While on the subject of ‘Sport’, not only does the iX3 assume a more responsive and exciting drive but it also awakens the BMW Iconic Sounds Electric sound system (designed in collaboration with Hans Zimmer) which offers up a powerful electric soundtrack to accompany your heavy right foot – it really makes a big difference to the way you drive and feel, but beware, it does eat up the electric SAV’s range.
BMW reports that the iX3 consumes power at 18.9/18.5 kWh/100 km and is ‘exceptionally efficient’ with a range of up to 460km in the WLTP test cycle (up to 520km in the NEDC test cycle). But in all honesty I didn’t range watch and to me that’s a good thing as it means that I didn’t feel any range anxiety at all.
Swapping the drive mode to Eco and flicking the gear lever over to B turns the iX3 into an efficient machine that although is less responsive, just eats up the tarmac while being miserly with energy. B offers the best recuperation in terms of braking and coasting while D gives more adaptive recuperation and a more natural drive. The recuperation level can be adjusted through three stages.
My road test of the new iX3 continued upon my return to Swindon, for several more days in fact. I took it to the store, to the football grounds, the town centre and to friend’s places and the SAV was in its element.
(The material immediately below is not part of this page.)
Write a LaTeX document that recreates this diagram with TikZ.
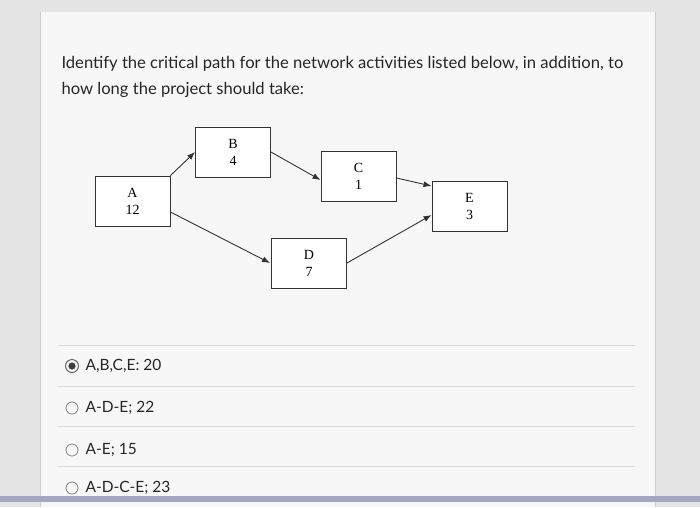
\documentclass[tikz,border=0pt]{standalone}
\usepackage{fontspec}
\setmainfont{Lato}
\newfontfamily\boxfont{Liberation Serif}
\usetikzlibrary{arrows.meta}
\begin{document}
\begin{tikzpicture}[x=1pt,y=-1pt,
  act/.style={draw=black!80,line width=0.9pt,fill=white,minimum width=75pt,minimum height=50pt,inner sep=0pt,align=center,font=\boxfont\fontsize{14}{17}\selectfont},
  con/.style={draw=black!80,line width=0.9pt,-{Latex[length=8pt,width=6pt]}},
  txt/.style={anchor=west,font=\fontsize{15.5}{18}\selectfont,text=black!85},
  qtxt/.style={anchor=west,font=\fontsize{16.6}{20}\selectfont,text=black!85},
  sep/.style={draw=black!15,line width=0.8pt}]
\fill[black!10] (0,0) rectangle (700,507);
\fill[black!3] (40,12) rectangle (655,507);
\draw[black!20] (40,12) -- (40,507) (655,12) -- (655,507);
\fill[blue!30!black!35] (0,496) rectangle (700,502);
\node[qtxt] (q1) at (58,64) {Identify the critical path for the network activities listed below, in addition, to};
\node[qtxt] (q2) at (58,90) {how long the project should take:};
\node[act] (A) at (132.5,201) {A\\12};
\node[act] (B) at (233,152) {B\\4};
\node[act] (C) at (358.5,176) {C\\1};
\node[act] (D) at (309,263) {D\\7};
\node[act] (E) at (469.5,206) {E\\3};
\draw[con] (A.north east) -- (B.west);
\draw[con] (B.east) -- ([yshift=-4pt]C.west);
\draw[con] ([yshift=-2pt]C.east) -- ([yshift=20pt]E.west);
\draw[con] ([yshift=-11pt]A.east) -- ([xshift=-1pt]D.west);
\draw[con] (D.east) -- ([yshift=-9pt]E.west);
\draw[sep] (58,345) -- (635,345);
\draw[sep] (58,386) -- (635,386);
\draw[sep] (58,426) -- (635,426);
\draw[sep] (58,466) -- (635,466);
\node[circle,draw=black!60,line width=1pt,minimum size=13pt,inner sep=0pt] (r1) at (72,366) {};
\fill[black!75] (r1) circle (3.6pt);
\node[circle,draw=black!50,line width=0.8pt,minimum size=12pt,inner sep=0pt] (r2) at (72,408) {};
\node[circle,draw=black!50,line width=0.8pt,minimum size=12pt,inner sep=0pt] (r3) at (72,450) {};
\node[circle,draw=black!50,line width=0.8pt,minimum size=12pt,inner sep=0pt] (r4) at (72,488) {};
\node[txt] (o1) at (82,366) {A,B,C,E: 20};
\node[txt] (o2) at (82,408) {A-D-E; 22};
\node[txt] (o3) at (82,450) {A-E; 15};
\node[txt] (o4) at (82,488) {A-D-C-E; 23};
\end{tikzpicture}
\end{document}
It is a little self aware in the tight suburban streets (and roundabouts) and tends to beep more than I’d have liked, but it also helped out with parking and offered up plenty of camera views when needed – it also came with reverse assist which came in handy more than once.
Adding the iX3 to BMW’s range of medium sized SAVs really reiterates their ‘power of choice’ mantra. Depending on your personal circumstances you can get an X3 with a powertrain option to suit. The iX3 is a great all-rounder in terms of efficiency, emissions, range and speed while remaining a very upmarket BMW in presentation – it’s magic.